In case you are wondering why scp defaults to bad behavior, well all file systems aren't created equal.  Since you are copying to a server and who knows what file system they have (for instance, it could be FAT), you might not be able to create symlinks there.  So it is an alright decision to only copy files and not links to files.  If you only deal with, hmmm, how to put it, modern file systems, this sure seems like incorrect behavior.  Maybe someday this will change, but in the mean time, the tar method works great and has been the method of choice since tar, pipes, and networks existed.

But wait, there's more.  Even if you don't have symlinks, piping a tar archive over ssh might be a good idea.  Since scp operates on individual files, it incurs an overhead on each one.  If you have many small files you want to transfer, small enough that the actual transfer time is almost insignificant, this overhead can become quite costly.  In these cases the tar method will be faster.

smithzv@ciabatta:~$ ssh scandal "ls -R kappa-slices-3d | wc"
   3993    3958  117715

smithzv@ciabatta:~$ ssh scandal "du -sh kappa-slices-3d"
36M     kappa-slices-3d

smithzv@ciabatta:~$ time scp -qr scandal:./kappa-slices-3d dat/

real    0m8.004s
user    0m1.152s
sys     0m1.184s

smithzv@ciabatta:~$ time ssh scandal "tar -c kappa-slices-3d" \
                      | tar -x -C ~/dat/

real    0m2.442s
user    0m0.824s
sys     0m0.728s

This directory on our scandal cluster has 4000 small files in it which total up to 36 MB.  Performing the piped tar method takes about a third the time of the recursive scp copy.  Also, I should point out that the scp process will, as far as I know, at best be as fast as the taring procedure.  Of course, note that we didn't use compression here as this is a transfer of already compressed files over a fast connection and compression just slows both commands down.  If you ever need to backup your computer over a your home LAN so you can reinstall an OS or something, this is a lifesaver (or at least a time saver).

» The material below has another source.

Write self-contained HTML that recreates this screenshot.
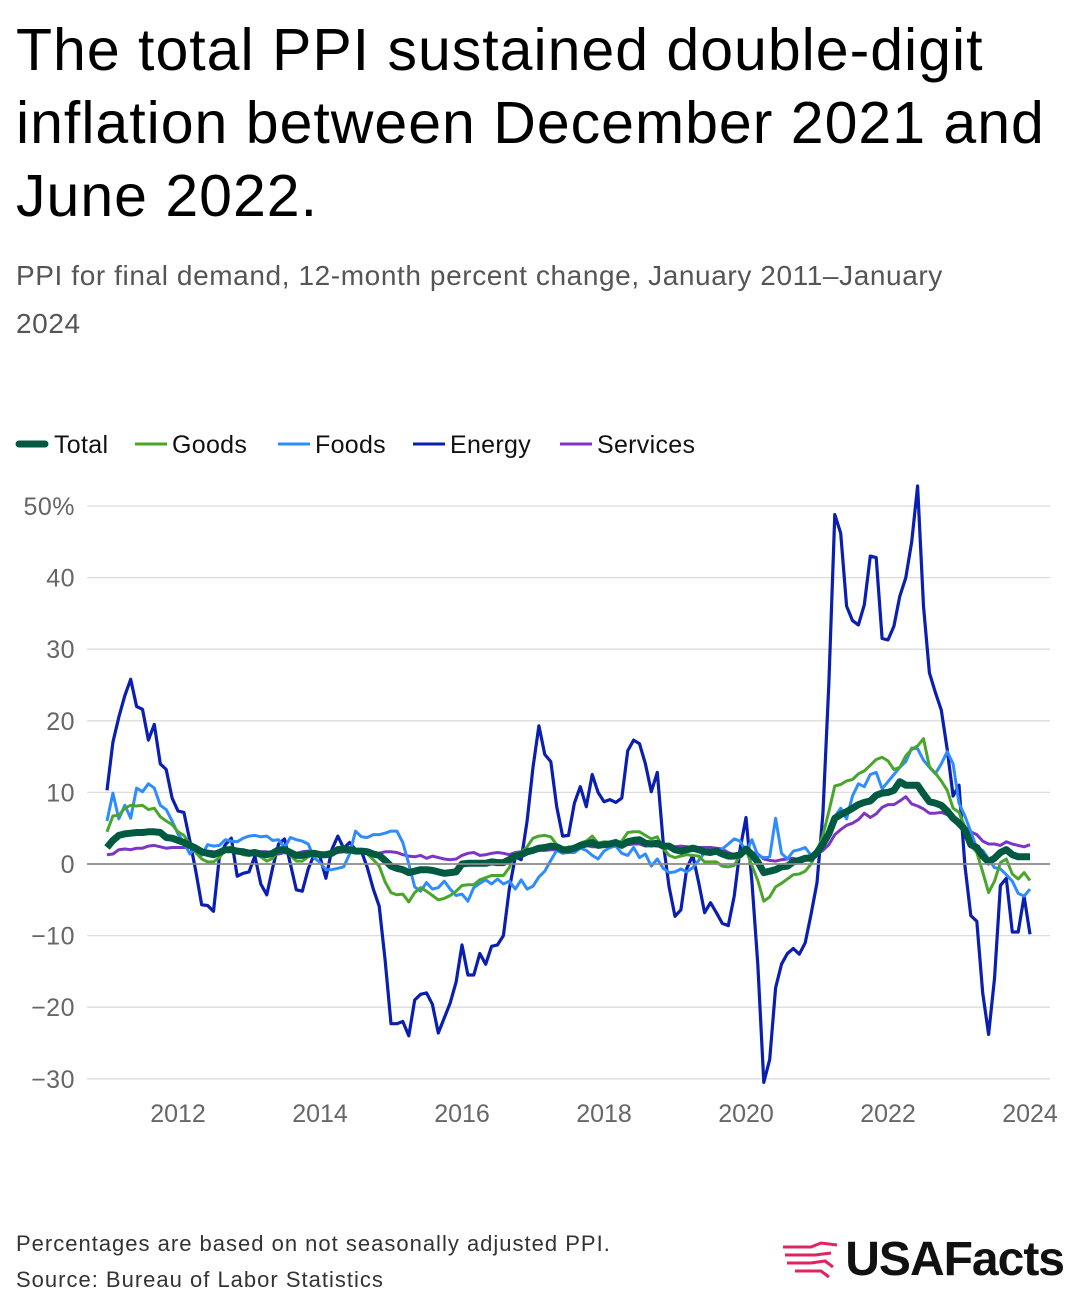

So, piping a tar archive over ssh is a great tool.  That being said, there is a program that does so much more and might be a better choice as long as it is installed on both systems; it's called rsync. rsync follows symlinks just like scp by default (for the same reasons), but it has a switch, -a for archive mode, that allows it to perform the symlink preserving behavior as seen above.  rsync has other benefits over just an ssh or scp copy (like incremental updates: i.e. only transmitting data that has changed) and really should be preferred in most cases if it is an option, but you have to read the man page first or it will bite you, especially if you have heavily internalized the way cp and scp work.